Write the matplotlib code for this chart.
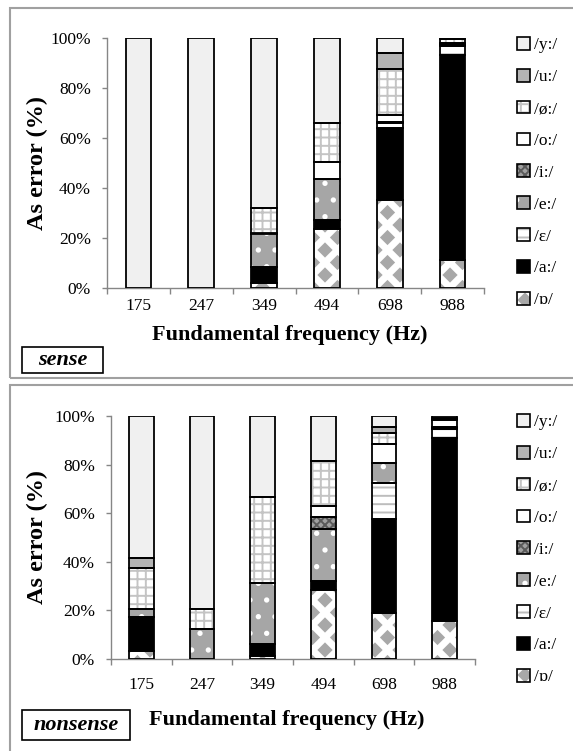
import numpy as np
import matplotlib
matplotlib.use('Agg')
import matplotlib.pyplot as plt
import matplotlib.hatch as mhatch
from matplotlib.path import Path
from matplotlib.patches import Rectangle, Patch
from matplotlib.legend_handler import HandlerTuple

# ---------------- data ----------------
freqs = ['175', '247', '349', '494', '698', '988']
vowels = ['/ɒ/', '/a:/', '/ɛ/', '/e:/', '/i:/', '/o:/', '/ø:/', '/u:/', '/y:/']
ytick_labels = ['0%', '20%', '40%', '60%', '80%', '100%']
ytick_values = [0, 20, 40, 60, 80, 100]

sense_o_open = [0, 0, 2.0, 23.6, 35.1, 11.3]
sense_a = [0, 0, 6.4, 3.5, 29.1, 82.0]
sense_eps = [0, 0, 0, 0, 1.8, 3.5]
sense_e = [0, 0, 13.4, 16.4, 0.3, 0.5]
sense_i = [0, 0, 0, 0, 0.3, 0.5]
sense_o = [0, 0, 0, 7.0, 2.8, 0.3]
sense_oe = [0, 0, 10.4, 15.6, 18.4, 1.5]
sense_u = [0, 0, 0, 0, 6.2, 0]
sense_y = [100, 100, 67.8, 33.9, 6.0, 0.4]

nons_o_open = [3.4, 0, 1.4, 28.5, 18.9, 15.5]
nons_a = [13.7, 0, 4.9, 3.4, 38.7, 75.3]
nons_eps = [0, 0, 0, 0, 14.8, 3.7]
nons_e = [3.6, 12.4, 24.9, 21.5, 8.1, 0.5]
nons_i = [0, 0, 0, 5.1, 0, 0.5]
nons_o = [0, 0, 0, 4.4, 7.8, 2.8]
nons_oe = [16.6, 8.3, 35.3, 18.6, 4.8, 0.5]
nons_u = [4.2, 0, 0, 0, 2.4, 0.5]
nons_y = [58.5, 79.3, 33.5, 18.5, 4.5, 0.7]

sense_series = [sense_o_open, sense_a, sense_eps, sense_e, sense_i,
                sense_o, sense_oe, sense_u, sense_y]
nons_series = [nons_o_open, nons_a, nons_eps, nons_e, nons_i,
               nons_o, nons_oe, nons_u, nons_y]

# ---------------- custom diamond hatch (replaces 'O') ----------------
class Diamonds(mhatch.HatchPatternBase):
    radius = 0.5

    def __init__(self, hatch, density):
        n = hatch.count('O') * 4
        self.n = n
        self.base = np.array([[0, 1], [-1, 0], [0, -1], [1, 0], [0, 1]], float)
        centers = []
        if n:
            for row in range(2 * n + 1):
                yy = row / (2 * n)
                if row % 2 == 0:
                    xs = np.linspace(0, 1, n + 1)
                else:
                    xs = np.linspace(0.5 / n, 1 - 0.5 / n, n)
                for xx in xs:
                    centers.append((xx, yy))
        self.centers = centers
        self.num_vertices = len(centers) * len(self.base)

    def set_vertices_and_codes(self, vertices, codes):
        r = self.radius / (2 * self.n)
        shape = self.base * r
        k = len(self.base)
        for j, (cx, cy) in enumerate(self.centers):
            vertices[j * k:(j + 1) * k] = shape + [cx, cy]
            codes[j * k] = Path.MOVETO
            codes[j * k + 1:(j + 1) * k - 1] = Path.LINETO
            codes[(j + 1) * k - 1] = Path.CLOSEPOLY

mhatch._hatch_types[mhatch._hatch_types.index(mhatch.LargeCircles)] = Diamonds

# ---------------- styles ----------------
styles = [
    dict(face='white', hatch='O', hc='#a8a8a8'),     # ɒ
    dict(face='black', hatch=None, hc=None),          # a
    dict(face='white', hatch='--', hc='#bdbdbd'),     # ɛ
    dict(face='#a6a6a6', hatch='.', hc='white'),      # e
    dict(face='#a0a0a0', hatch='xxxx', hc='#5a5a5a'), # i
    dict(face='white', hatch=None, hc=None),          # o
    dict(face='white', hatch='++', hc='#c4c4c4'),     # ø
    dict(face='#b4b4b4', hatch=None, hc=None),        # u
    dict(face='#f0f0f0', hatch=None, hc=None),        # y
]

plt.rcParams['font.family'] = ['Liberation Serif', 'DejaVu Serif']
plt.rcParams['hatch.linewidth'] = 1.4

W, H = 573, 751
fig = plt.figure(figsize=(W / 100, H / 100), dpi=100)

def fx(px):
    return px / W

def fy(py):
    return 1 - py / H

# panel borders
for (x0, y0, x1, y1) in [(10, 8, 590, 378), (10, 385, 590, 770)]:
    fig.patches.append(Rectangle((fx(x0), fy(y1)), fx(x1) - fx(x0), fy(y0) - fy(y1),
                                 transform=fig.transFigure, fill=False,
                                 edgecolor='#a0a0a0', linewidth=1.5, zorder=0))

GRAY = '#868686'
BAR_W = 0.41

def draw_panel(rect_px, series, tick_pad, xlabel_y_px, label_text,
               box_px, legend_top_px):
    l, t, r, b = rect_px
    ax = fig.add_axes([fx(l), fy(b), fx(r) - fx(l), fy(t) - fy(b)])
    x = np.arange(len(freqs))
    bottoms = np.zeros(len(freqs))
    for vals, st in zip(series, styles):
        v = np.asarray(vals, dtype=float)
        m = v > 0
        ax.bar(x[m], v[m], BAR_W, bottom=bottoms[m], color=st['face'],
               linewidth=0, zorder=2)
        if st['hatch']:
            ax.bar(x[m], v[m], BAR_W, bottom=bottoms[m], facecolor='none',
                   edgecolor=st['hc'], hatch=st['hatch'], linewidth=0, zorder=3)
        ax.bar(x[m], v[m], BAR_W, bottom=bottoms[m], fill=False,
               edgecolor='black', linewidth=1.3, zorder=4)
        bottoms += v
    ax.set_xlim(-0.5, len(freqs) - 0.5)
    ax.set_ylim(0, 100)
    ax.set_xticks(np.arange(-0.5, len(freqs), 1.0))
    ax.set_xticklabels([])
    ax.set_xticks(x, labels=freqs, minor=True)
    ax.tick_params(axis='x', which='major', length=4, color=GRAY, width=1)
    ax.tick_params(axis='x', which='minor', length=0, pad=tick_pad, labelsize=12.5)
    ax.set_yticks(ytick_values, labels=ytick_labels)
    ax.tick_params(axis='y', length=3.5, color=GRAY, width=1, labelsize=12.5, pad=8)
    for s in ['top', 'right']:
        ax.spines[s].set_visible(False)
    for s in ['left', 'bottom']:
        ax.spines[s].set_color(GRAY)
        ax.spines[s].set_linewidth(1)
    ax.set_ylabel('As error (%)', fontsize=17.5, fontweight='bold')
    ax.yaxis.set_label_coords((48 - l) / (r - l), 0.5)
    fig.text(fx((l + r) / 2 - 6), fy(xlabel_y_px), 'Fundamental frequency (Hz)',
             ha='center', va='center', fontsize=16, fontweight='bold')
    bx0, by0, bx1, by1 = box_px
    fig.patches.append(Rectangle((fx(bx0), fy(by1)), fx(bx1) - fx(bx0), fy(by0) - fy(by1),
                                 transform=fig.transFigure, fill=False,
                                 edgecolor='black', linewidth=1.2))
    fig.text(fx((bx0 + bx1) / 2), fy((by0 + by1) / 2), label_text,
             ha='center', va='center', fontsize=16, fontweight='bold',
             fontstyle='italic')
    # legend (reverse order)
    handles = []
    for st in styles[::-1]:
        parts = [Patch(facecolor=st['face'], linewidth=0)]
        if st['hatch']:
            parts.append(Patch(facecolor='none', edgecolor=st['hc'],
                               hatch=st['hatch'], linewidth=0))
        parts.append(Patch(fill=False, edgecolor='black', linewidth=1.2))
        handles.append(tuple(parts))
    fig.legend(handles, vowels[::-1], loc='upper left',
               bbox_to_anchor=(fx(517), fy(legend_top_px)),
               bbox_transform=fig.transFigure, frameon=False,
               fontsize=12.5, handlelength=0.75, handleheight=0.75,
               handletextpad=0.25, labelspacing=0.89, borderpad=0,
               borderaxespad=0,
               handler_map={tuple: HandlerTuple(ndivide=1, pad=0)})
    return ax

draw_panel((107, 38, 484, 288), sense_series, 7, 335, 'sense',
           (22, 347, 103, 373), 37)
draw_panel((111, 416, 475, 659), nons_series, 13, 720, 'nonsense',
           (22, 710, 130, 740), 414)

fig.savefig('out.png', dpi=100)
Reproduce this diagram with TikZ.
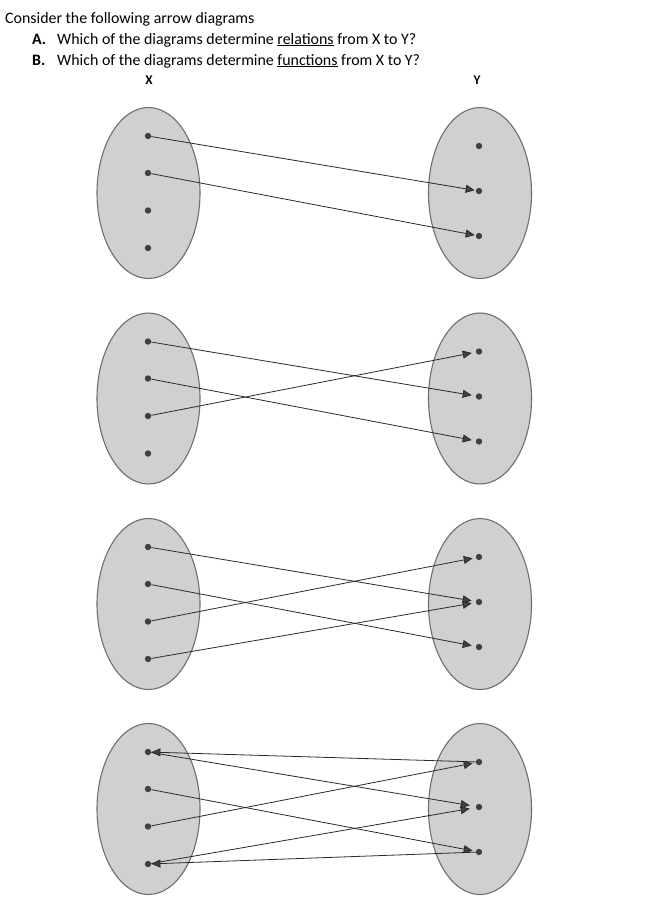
\documentclass[tikz,border=0pt]{standalone}
\usepackage{fontspec}
\setmainfont{Carlito}
\usetikzlibrary{arrows.meta}
\definecolor{setgray}{HTML}{D0D0D0}
\definecolor{rimgray}{HTML}{6E6E6E}
\definecolor{dotgray}{HTML}{404040}
\definecolor{linegray}{HTML}{2A2A2A}
\tikzset{
  setshape/.style={fill=setgray,draw=rimgray,line width=1.1pt},
  elem/.style={circle,fill=dotgray,inner sep=0pt,minimum size=6.4pt},
  maps/.style={draw=linegray,line width=0.8pt,shorten >=4pt,-{Triangle[length=9pt,width=8pt,fill=dotgray]}},
  txt/.style={anchor=base west,inner sep=0pt,font=\fontsize{15.9}{19}\selectfont}
}
\begin{document}
\begin{tikzpicture}[x=1pt,y=-1pt]
  \useasboundingbox (0,0) rectangle (666,922);
  % questions
  \node[txt] (title) at (5,23) {Consider the following arrow diagrams};
  \node[txt,font=\fontsize{15.9}{19}\selectfont\bfseries] (la) at (32,44) {A.};
  \node[txt] (qa) at (57,44) {Which of the diagrams determine \underline{relations} from X to Y?};
  \node[txt,font=\fontsize{15.9}{19}\selectfont\bfseries] (lb) at (32,65) {B.};
  \node[txt] (qb) at (57,65) {Which of the diagrams determine \underline{functions} from X to Y?};
  \node[anchor=base,inner sep=0pt,font=\fontsize{13.3}{16}\selectfont\bfseries] (setx) at (149,84) {X};
  \node[anchor=base,inner sep=0pt,font=\fontsize{13.3}{16}\selectfont\bfseries] (sety) at (477,84) {Y};
  % the two sets of every diagram
  \foreach \d/\cy in {1/193,2/398.5,3/604,4/809}{
    \draw[setshape] (148.5,\cy) ellipse[x radius=51.5,y radius=85.5]; % X
    \draw[setshape] (480,\cy) ellipse[x radius=51.5,y radius=85.5]; % Y
    \node[elem] (x\d-1) at (148,\cy-57) {};
    \node[elem] (x\d-2) at (148,\cy-20) {};
    \node[elem] (x\d-3) at (148,\cy+17.5) {};
    \node[elem] (x\d-4) at (148,\cy+55) {};
    \node[elem] (y\d-1) at (479,\cy-47) {};
    \node[elem] (y\d-2) at (479,\cy-2) {};
    \node[elem] (y\d-3) at (479,\cy+43) {};
  }
  % diagram 1
  \draw[maps,shorten >=1pt] (x1-1) -- (y1-2);
  \draw[maps,shorten >=1pt] (x1-2) -- (y1-3);
  % diagram 2
  \draw[maps] (x2-1) -- (y2-2);
  \draw[maps] (x2-2) -- (y2-3);
  \draw[maps] (x2-3) -- (y2-1);
  % diagram 3
  \draw[maps] (x3-1) -- (y3-2);
  \draw[maps] (x3-2) -- (y3-3);
  \draw[maps,shorten >=3pt] (x3-3) -- (y3-1);
  \draw[maps] (x3-4) -- (y3-2);
  % diagram 4
  \draw[maps,shorten >=6pt] (x4-1) -- (y4-2);
  \draw[maps,shorten >=0pt] (y4-1) -- (x4-1);
  \draw[maps,shorten >=3pt] (x4-2) -- (y4-3);
  \draw[maps,shorten >=3pt] (x4-3) -- (y4-1);
  \draw[maps,shorten >=6pt] (x4-4) -- (y4-2);
  \draw[maps,shorten >=0pt] (y4-3) -- (x4-4);
\end{tikzpicture}
\end{document}
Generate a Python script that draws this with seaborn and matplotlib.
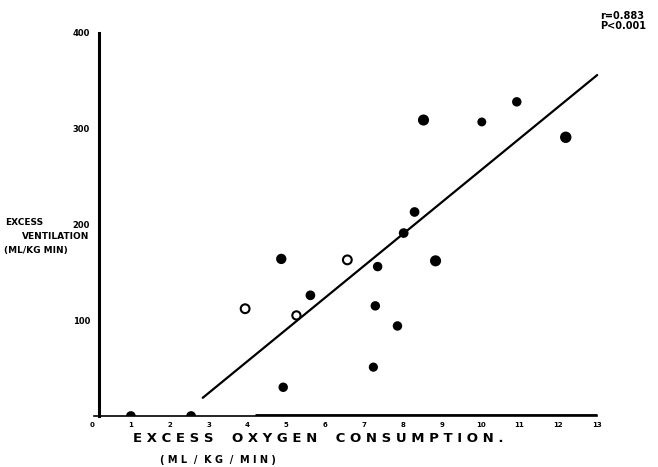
import numpy as np
import pandas as pd
import matplotlib
matplotlib.use("Agg")
import matplotlib.pyplot as plt
import seaborn as sns

# -----------------------------------
# Data
# -----------------------------------
oxygen = [1.0, 2.55, 3.94, 4.87, 4.92, 5.26, 5.62, 6.57, 7.35, 7.29, 7.24,
          7.86, 8.02, 8.30, 8.53, 8.84, 10.03, 10.93, 12.19]
ventilation = [0, 0, 112, 164, 30, 105, 126, 163, 156, 115, 51,
               94, 191, 213, 309, 162, 307, 328, 291]
marker_kind = ["filled", "filled", "open", "filled", "filled", "open", "filled",
               "open", "filled", "filled", "filled", "filled", "filled",
               "filled", "filled", "filled", "filled", "filled", "filled"]
marker_size = [30, 30, 40, 35, 28, 35, 30, 40, 28, 28, 26, 28, 30, 30, 42, 42,
               24, 28, 45]

fit_x = [2.85, 13.0]
fit_y = [19, 356]

x_ticks = list(range(0, 14))
y_ticks = [100, 200, 300, 400]

df = pd.DataFrame({"x": oxygen, "y": ventilation, "kind": marker_kind,
                   "size": marker_size})

# -----------------------------------
# Figure
# -----------------------------------
sns.set_style("white")
plt.rcParams["font.family"] = ["DejaVu Sans"]
plt.rcParams["text.color"] = "black"
plt.rcParams["xtick.color"] = "black"
plt.rcParams["ytick.color"] = "black"
plt.rcParams["axes.edgecolor"] = "black"

fig = plt.figure(figsize=(6.58, 4.67), dpi=100)
ax = fig.add_axes([92 / 658, 51 / 467, 513 / 658, 386 / 467])

sns.lineplot(x=fit_x, y=fit_y, color="black", linewidth=1.6, ax=ax)
sns.scatterplot(data=df, x="x", y="y", hue="kind", size="size",
                sizes=(24, 45), palette={"filled": "black", "open": "white"},
                edgecolor="black", linewidth=1.5, legend=False, ax=ax, zorder=3)

ax.set_xlim(0, 13.2)
ax.set_ylim(0, 403)

for s in ["top", "right"]:
    ax.spines[s].set_visible(False)
ax.spines["left"].set_position(("data", 0.18))
ax.spines["left"].set_bounds(0, 400)
ax.spines["left"].set_linewidth(2.2)
ax.spines["bottom"].set_bounds(0.05, 13)
ax.spines["bottom"].set_linewidth(1.2)
ax.spines["bottom"].set_linestyle((0, (4, 1)))
ax.hlines(0, 4.2, 13, color="black", linewidth=3.5, zorder=2)

ax.set_xticks(x_ticks)
ax.set_xticklabels([str(t) for t in x_ticks], fontsize=5, fontweight="bold")
ax.set_yticks(y_ticks)
ax.set_yticklabels([str(t) for t in y_ticks], fontsize=6, fontweight="bold")
ax.tick_params(axis="x", length=2, width=1, pad=2, direction="out")
ax.tick_params(axis="y", length=3, width=1, pad=5, direction="inout")
ax.set_xlabel("")
ax.set_ylabel("")

# axis titles, hand lettered in the original
fig.text(133 / 658, 1 - 438 / 467, "E X C E S S    O X Y G E N    C O N S U M P T I O N .",
         fontsize=9.5, fontweight="bold", va="center", ha="left")
fig.text(160 / 658, 1 - 460 / 467, "( M L  /  K G  /  M I N )",
         fontsize=7, fontweight="bold", va="center", ha="left")

fig.text(5 / 658, 1 - 222 / 467, "EXCESS", fontsize=6.5, fontweight="bold",
         va="center", ha="left")
fig.text(22 / 658, 1 - 236 / 467, "VENTILATION", fontsize=6.5, fontweight="bold",
         va="center", ha="left")
fig.text(4 / 658, 1 - 250 / 467, "(ML/KG MIN)", fontsize=6.5, fontweight="bold",
         va="center", ha="left")

fig.text(600 / 658, 1 - 16 / 467, "r=0.883", fontsize=7, fontweight="bold",
         va="center", ha="left")
fig.text(600 / 658, 1 - 26 / 467, "P<0.001", fontsize=7, fontweight="bold",
         va="center", ha="left")

fig.savefig("out.png", dpi=100)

____________________

YOUR OBJECTIVE ▸ Copy out only the lines from the one containing "Generate a Python" through the one containing "import seaborn as sns", exactly, with both ends. Any picture is left out.

EXERCISE RESULT ▸
Generate a Python script that draws this with seaborn and matplotlib.
import numpy as np
import pandas as pd
import matplotlib
matplotlib.use("Agg")
import matplotlib.pyplot as plt
import seaborn as sns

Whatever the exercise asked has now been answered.